BALTIMORE -- Following his debut just less than a month ago, Adley Rutschman was asked about the pageantry of the event, the kind of honor he felt receiving a standing ovation every time he did anything. He was wholly appreciative, but he said he was looking forward to getting to “that normal, everyday team aspect” of being a big leaguer.
It seems like he’s starting to find that.
Rutschman laced the first game-winning hit of his career in Friday’s 1-0 win over the Rays at Camden Yards, another moment that gave a peek at the breakout he’s unlocking. In the micro, it was a moment. In the macro, it was a collection of moments: RBIs in three consecutive games after none in his first 20, the continuation of an eight-game on-base streak and an enhanced boon of production that appears to be fully introduced.
“He's a special player,” said right-hander Dean Kremer, guided by Rutschman to the best outing of his career. “ … Adley’s a special player. Once his bat catches fire, he's probably one of the most fun to watch.”
That’s starting to happen.
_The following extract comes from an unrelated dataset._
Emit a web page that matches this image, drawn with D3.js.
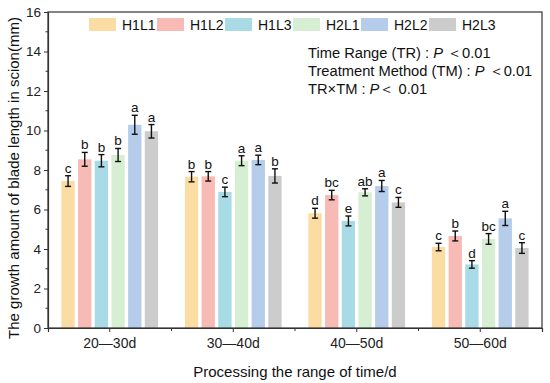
<!DOCTYPE html>
<html>
<head>
<meta charset="utf-8">
<script src="https://cdn.jsdelivr.net/npm/d3@7"></script>
<style>
  body { margin: 0; background: #fff; }
  svg { display: block; font-family: "Liberation Sans", Arial, sans-serif; }
</style>
</head>
<body>
<svg></svg>
<script>
var width = 550,
    height = 383;

// data
var periods = ["20\u201430d", "30\u201440d", "40\u201450d", "50\u201460d"];
var treatments = ["H1L1", "H1L2", "H1L3", "H2L1", "H2L2", "H2L3"];
var colors = ["#fbdca2", "#f8bab4", "#a8dbe6", "#d6eed2", "#b5cdeb", "#cccccc"];

// rows = periods, columns = treatments
var means = [
  [7.44, 8.54, 8.47, 8.76, 10.29, 9.96],
  [7.66, 7.68, 6.89, 8.47, 8.51, 7.70],
  [5.81, 6.73, 5.42, 6.87, 7.19, 6.36],
  [4.10, 4.66, 3.22, 4.51, 5.55, 4.05]
];
var errors = [
  [0.27, 0.35, 0.31, 0.33, 0.48, 0.34],
  [0.26, 0.24, 0.24, 0.25, 0.24, 0.36],
  [0.25, 0.24, 0.25, 0.18, 0.28, 0.25],
  [0.19, 0.25, 0.19, 0.27, 0.36, 0.27]
];
var letters = [
  ["c", "b", "b", "b", "a", "a"],
  ["b", "b", "c", "a", "a", "b"],
  ["d", "bc", "e", "ab", "a", "c"],
  ["c", "b", "d", "bc", "a", "c"]
];
var yTicks = [0, 2, 4, 6, 8, 10, 12, 14, 16];

var margin = {left: 48, right: 8, top: 12, bottom: 55};
var plotW = width - margin.left - margin.right,
    plotH = height - margin.top - margin.bottom;

var svg = d3.select("svg")
    .attr("width", width)
    .attr("height", height);

var g = svg.append("g")
    .attr("transform", "translate(" + margin.left + "," + margin.top + ")");

var x0 = d3.scaleBand()
    .domain(periods)
    .range([0, plotW])
    .paddingInner(0.19)
    .paddingOuter(0.095);

var x1 = d3.scaleBand()
    .domain(treatments)
    .range([0, x0.bandwidth()])
    .paddingInner(0.2)
    .paddingOuter(0.1);

var y = d3.scaleLinear()
    .domain([0, 16])
    .range([plotH, 0]);

var color = d3.scaleOrdinal().domain(treatments).range(colors);

// flatten into records
var records = [];
periods.forEach(function(p, i) {
  treatments.forEach(function(t, j) {
    records.push({period: p, treat: t, mean: means[i][j], err: errors[i][j], letter: letters[i][j]});
  });
});

//bars
g.selectAll(".bar")
    .data(records)
  .enter().append("rect")
    .attr("class", "bar")
    .attr("x", function(d) { return x0(d.period) + x1(d.treat); })
    .attr("width", x1.bandwidth())
    .attr("y", function(d) { return y(d.mean); })
    .attr("height", function(d) { return plotH - y(d.mean); })
    .attr("fill", function(d) { return color(d.treat); });

//error bars
var eb = g.selectAll(".err")
    .data(records)
  .enter().append("g")
    .attr("class", "err")
    .attr("transform", function(d) { return "translate(" + (x0(d.period) + x1(d.treat) + x1.bandwidth() / 2) + ",0)"; })
    .attr("stroke", "#111")
    .attr("stroke-width", 1.4);

eb.append("line")
    .attr("y1", function(d) { return y(d.mean - d.err); })
    .attr("y2", function(d) { return y(d.mean + d.err); });
eb.append("line")
    .attr("x1", -3).attr("x2", 3)
    .attr("y1", function(d) { return y(d.mean + d.err); })
    .attr("y2", function(d) { return y(d.mean + d.err); });
eb.append("line")
    .attr("x1", -3).attr("x2", 3)
    .attr("y1", function(d) { return y(d.mean - d.err); })
    .attr("y2", function(d) { return y(d.mean - d.err); });

//significance letters
g.selectAll(".letter")
    .data(records)
  .enter().append("text")
    .attr("class", "letter")
    .attr("x", function(d) { return x0(d.period) + x1(d.treat) + x1.bandwidth() / 2; })
    .attr("y", function(d) { return y(d.mean + d.err) - 3; })
    .attr("text-anchor", "middle")
    .style("font-size", "13.5px")
    .attr("fill", "#111")
    .text(function(d) { return d.letter; });

//frame
g.append("rect")
    .attr("width", plotW)
    .attr("height", plotH)
    .attr("fill", "none")
    .attr("stroke", "#333")
    .attr("stroke-width", 1.2);

//y axis
var yAxis = g.append("g")
    .call(d3.axisLeft(y).tickValues(yTicks).tickSize(4).tickPadding(3));
yAxis.select(".domain").attr("stroke", "#333").attr("stroke-width", 1.2);
yAxis.selectAll(".tick line").attr("stroke", "#333");
yAxis.selectAll("text").style("font-size", "13.5px").attr("fill", "#222");
yAxis.append("g")
    .selectAll("line")
    .data(d3.range(1, 16, 2))
  .enter().append("line")
    .attr("x1", -2.5).attr("x2", 0)
    .attr("y1", function(d) { return y(d); })
    .attr("y2", function(d) { return y(d); })
    .attr("stroke", "#333");

//x axis
var xAxis = g.append("g")
    .attr("transform", "translate(0," + plotH + ")")
    .call(d3.axisBottom(x0).tickSize(4).tickPadding(6));
xAxis.select(".domain").attr("stroke", "#333").attr("stroke-width", 1.2);
xAxis.selectAll(".tick line").attr("stroke", "#333");
xAxis.selectAll("text").style("font-size", "14px").attr("fill", "#222");
xAxis.append("g")
    .selectAll("line")
    .data(periods.slice(1))
  .enter().append("line")
    .attr("x1", function(d) { return x0(d) - x0.step() * x0.paddingInner() / 2; })
    .attr("x2", function(d) { return x0(d) - x0.step() * x0.paddingInner() / 2; })
    .attr("y1", 0).attr("y2", 3)
    .attr("stroke", "#333");

//axis titles
svg.append("text")
    .attr("transform", "translate(19," + (margin.top + plotH / 2 + 8) + ") rotate(-90)")
    .attr("text-anchor", "middle")
    .style("font-size", "15px")
    .attr("fill", "#111")
    .text("The growth amount of blade length in scion(mm)");

svg.append("text")
    .attr("x", margin.left + plotW / 2)
    .attr("y", 377)
    .attr("text-anchor", "middle")
    .style("font-size", "15px")
    .attr("fill", "#111")
    .text("Processing the range of time/d");

//legend
var legend = svg.append("g")
    .attr("transform", "translate(89,18)");
var item = legend.selectAll(".leg")
    .data(treatments)
  .enter().append("g")
    .attr("class", "leg")
    .attr("transform", function(d, i) { return "translate(" + (i * 68) + ",0)"; });
item.append("rect")
    .attr("width", 27)
    .attr("height", 13)
    .attr("fill", function(d) { return color(d); });
item.append("text")
    .attr("x", 33)
    .attr("y", 12)
    .style("font-size", "14px")
    .attr("fill", "#111")
    .text(function(d) { return d; });

//statistics note
var notes = [
  ["Time Range (TR) : ", "P", " \uff1c0.01"],
  ["Treatment Method (TM) : ", "P", " \uff1c0.01"],
  ["TR\u00d7TM : ", "P", "\uff1c 0.01"]
];
var note = svg.append("g")
    .attr("transform", "translate(308,57.5)");
notes.forEach(function(n, i) {
  var t = note.append("text")
      .attr("y", i * 18)
      .style("font-size", "14.7px")
      .attr("fill", "#111");
  t.append("tspan").text(n[0]);
  t.append("tspan").style("font-style", "italic").text(n[1]);
  t.append("tspan").text(n[2]);
});
</script>
</body>
</html>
With Friday’s 2-for-3 showing, Rutschman has gone 10-for-29 across his past eight games, with six extra-base hits and an OPS north of 1.000. In that span, he has raised his .153 batting average to .212 and his .451 OPS to .628.
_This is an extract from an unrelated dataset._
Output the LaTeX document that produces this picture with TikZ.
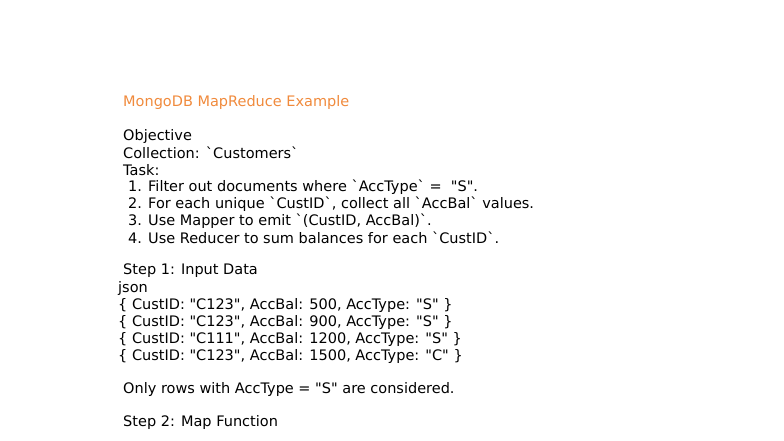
\documentclass[tikz,border=0pt]{standalone}
\usepackage{fontspec}
\newfontfamily\plain{DejaVu Sans}
\definecolor{ttl}{HTML}{F08A3C}
\begin{document}
\begin{tikzpicture}[x=1pt,y=-1pt,
  txt/.style={anchor=west,inner sep=0pt,font=\plain\fontsize{14.5}{16}\selectfont}]
\useasboundingbox (0,0) rectangle (784,441);
\node[txt,text=ttl] (t) at (123,103) {MongoDB MapReduce Example};
\node[txt] (a) at (123,136) {Objective};
\node[txt] (b) at (123,153) {Collection: `Customers`};
\node[txt] (c) at (123,170) {Task:};
\node[txt] (d) at (128,187) {1. Filter out documents where `AccType` = ~"S".};
\node[txt] (e) at (128,204) {2. For each unique `CustID`, collect all `AccBal` values.};
\node[txt] (f) at (128,221) {3. Use Mapper to emit `(CustID, AccBal)`.};
\node[txt] (g) at (128,238) {4. Use Reducer to sum balances for each `CustID`.};
\node[txt] (h) at (123,271) {Step 1: Input Data};
\node[txt] (i) at (118,288) {json};
\node[txt] (j) at (118,305) {\{ CustID: "C123", AccBal: 500, AccType: "S" \}};
\node[txt] (k) at (118,322) {\{ CustID: "C123", AccBal: 900, AccType: "S" \}};
\node[txt] (l) at (118,339) {\{ CustID: "C111", AccBal: 1200, AccType: "S" \}};
\node[txt] (m) at (118,356) {\{ CustID: "C123", AccBal: 1500, AccType: "C" \}};
\node[txt] (n) at (123,389) {Only rows with AccType = "S" are considered.};
\node[txt] (o) at (123,422) {Step 2: Map Function};
\end{tikzpicture}
\end{document}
And add in his second baserunner thrown out in the sixth inning.
“It's just a matter of time,” said Orioles manager Brandon Hyde.
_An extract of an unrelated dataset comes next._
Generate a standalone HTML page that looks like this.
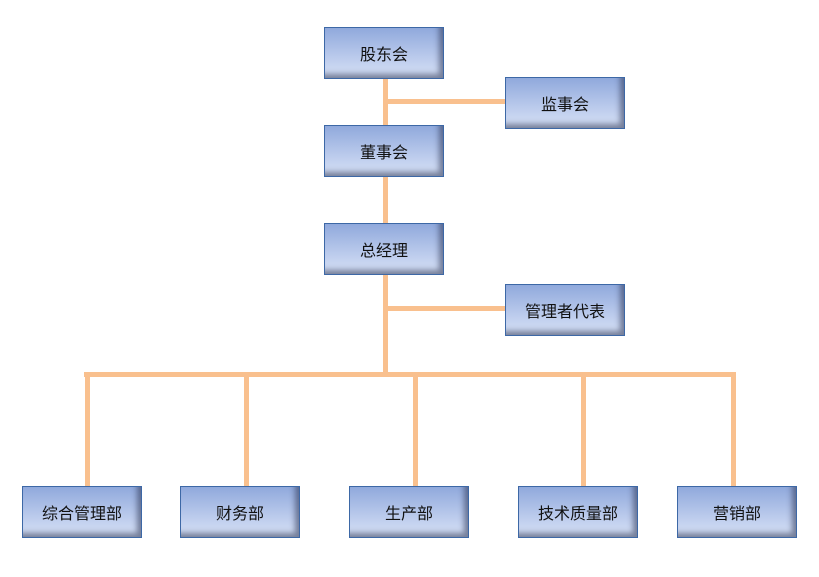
<!DOCTYPE html>
<html><head><meta charset="utf-8"><style>
body{margin:0;width:819px;height:577px;background:#fff;position:relative;overflow:hidden;font-family:"Liberation Sans","Noto Sans CJK SC",sans-serif}
.l{position:absolute;background:#f9c08e}
.b{position:absolute;width:118px;height:50px;border:1px solid #3d68a6;background:linear-gradient(#90a9dc,#c3d1ef 70%,#d6e0f5);box-shadow:inset -5px -5px 6px -1px rgba(40,50,80,.55);display:flex;align-items:center;justify-content:center;font-size:16px;color:#111}
</style></head><body>
<div class="l" style="left:383px;top:79px;width:5px;height:296px"></div>
<div class="l" style="left:385px;top:99px;width:120px;height:5px"></div>
<div class="l" style="left:385px;top:306px;width:120px;height:5px"></div>
<div class="l" style="left:84px;top:372px;width:652px;height:5px"></div>
<div class="l" style="left:85px;top:372px;width:5px;height:114px"></div>
<div class="l" style="left:244px;top:372px;width:5px;height:114px"></div>
<div class="l" style="left:413px;top:372px;width:5px;height:114px"></div>
<div class="l" style="left:581px;top:372px;width:5px;height:114px"></div>
<div class="l" style="left:731px;top:372px;width:5px;height:114px"></div>
<div class="b" style="left:324px;top:27px">股东会</div>
<div class="b" style="left:505px;top:77px">监事会</div>
<div class="b" style="left:324px;top:125px">董事会</div>
<div class="b" style="left:324px;top:223px">总经理</div>
<div class="b" style="left:505px;top:284px">管理者代表</div>
<div class="b" style="left:22px;top:486px">综合管理部</div>
<div class="b" style="left:180px;top:486px">财务部</div>
<div class="b" style="left:349px;top:486px">生产部</div>
<div class="b" style="left:518px;top:486px">技术质量部</div>
<div class="b" style="left:677px;top:486px">营销部</div>
</body></html>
“I'm just going pitch to pitch, AB to AB, trying to make adjustments as I go and learn,” Rutschman said. “As long as I can do that, I'll continue to get better and just continue to work on the process.”
Along the way Friday, Rutschman guided Kremer to the first scoreless outing of his career -- regardless of length -- to trim his ERA to 2.35 across three starts. The connection within the battery has been palpable, but so has Kremer’s enhanced confidence. Hyde and the club alike see a different version of Kremer than they saw in 2021, when he ended the year in the Minors.
And one further: Rutschman was behind the dish to shepherd Jorge López to a four-out save, his fifth multi-inning save of the year to a) tie him atop the Major League leaderboard in that category with Pittsburgh’s David Bednar and b) start the Orioles’ home slate off on the highest of notes, a second consecutive win over the Rays that last year felt unfathomable.
Rutschman wouldn’t have any idea. He made his debut May 21 against the Rays, was part of the walk-off victory the next day and is now 2-1 against them in his career. The American League East is quickly learning his capabilities; in Toronto this past week, the last divisional foe Rutschman faced, he went 4-for-15, lacing his first career home run on Wednesday.
On Friday, an inning prior to his tiebreaking single off Calvin Faucher in the seventh, he threw out Rays speedster Vidal Bruján with an 85.2 mph strike to Jorge Mateo at second base. Rutschman’s pop time of 1.86 seconds would slot in just behind the MLB-leading 1.82-second average from Philadelphia’s J.T. Realmuto. Bruján was dashing 29 feet per second -- just under the elite 30.0 mark.
"I don't think I got the greatest jump. I think I was a little bit late,” Bruján admitted. “But he did make a good throw."
Rutschman had his fingerprints all over Friday’s win and his fist pumping with each jam escaped -- especially so after López’s game-ending whiff of Brett Phillips. That kind of emotion has been missing from this Orioles’ club, a culture of enhanced competitiveness that started to build prior to Rutschman’s arrival but has remained on an upward trajectory.
“It's a big moment just to be able to work with him. In that last inning, you get through it together, just a special moment,” Rutschman said. “It’s the reason you play baseball.”
It took the 2021 Orioles 153 games to pitch their fifth and final shutout of the season. It took these O’s 66 contests to equal that. The ’21 club had 62 losses when it won its 29th game. The ’22 Orioles have 37 -- and now a winning record at home, to boot.
Rutschman is continuing to build such good vibes. He was the star of Friday night -- and then Flo Rida took the stage built above the dirt above second base, with Rutschman and other Orioles watching from the dugout.